The results of all this enquiry and practical implementation have been included in my book ‘Wellbeing in Interiors’ published by RIBA. Through this platform I get to speak more widely about philosophical questioning in relation to good design, wellbeing and spaces that really count. I started speaking about beauty. The biggest message I am grateful to share is that wellbeing is not in the buildings or interiors but the people. However interiors can support people’s wellbeing through being designed for comfort and being in harmony with the occupants. It is a choice we all need to make, every day. Design has power and we have the responsibility to use it consciously and wisely for good.
Wellbeing
Although my work on environmental sustainability was the beginning, wellbeing was a natural addition. This was matched over the recent years with a wiser financial approach to steadily become a sustainable business. We championed change in the industry around sustainability for over 10 years and just when we thought we were getting a break, there was Brexit.
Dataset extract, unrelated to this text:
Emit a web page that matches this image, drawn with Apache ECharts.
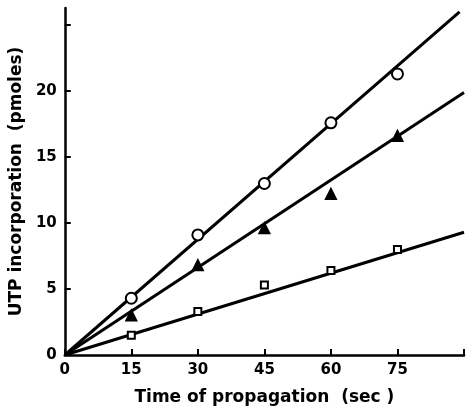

Most projects were paused or significantly reduced, my sister’s beautiful babies were born… and then COVID which made flourishing as a business very hard…
But, so also came Greta Thunberg, Extinction Rebellion, scientific fortitude and the unprecedented Australian fires which altogether created a sea change in global public perception and understanding. The hard effect of COVID on people and wellbeing has had a big impact on our business services. We have seen people decide to take up our training course on designing for wellbeing because they want to do good amidst so much negativity.
Wellbeing and WFH
Companies want to care for their exhausted staff and have booked their teams into our newly launched WFH (working from home) Space Consultations to support them while working from home either temporarily or longer term. Large global corporate institutions are now calling us to help with improving staff wellbeing, as well as reducing their environmental impacts towards sustainability.
In addition to all the workload I am grateful we have during this very challenging time, we’re in the process of re-evaluating company values and goals, and one thing is very clear above all. The work we do is for the betterment of all life, for truth, and applying the universal into the particular.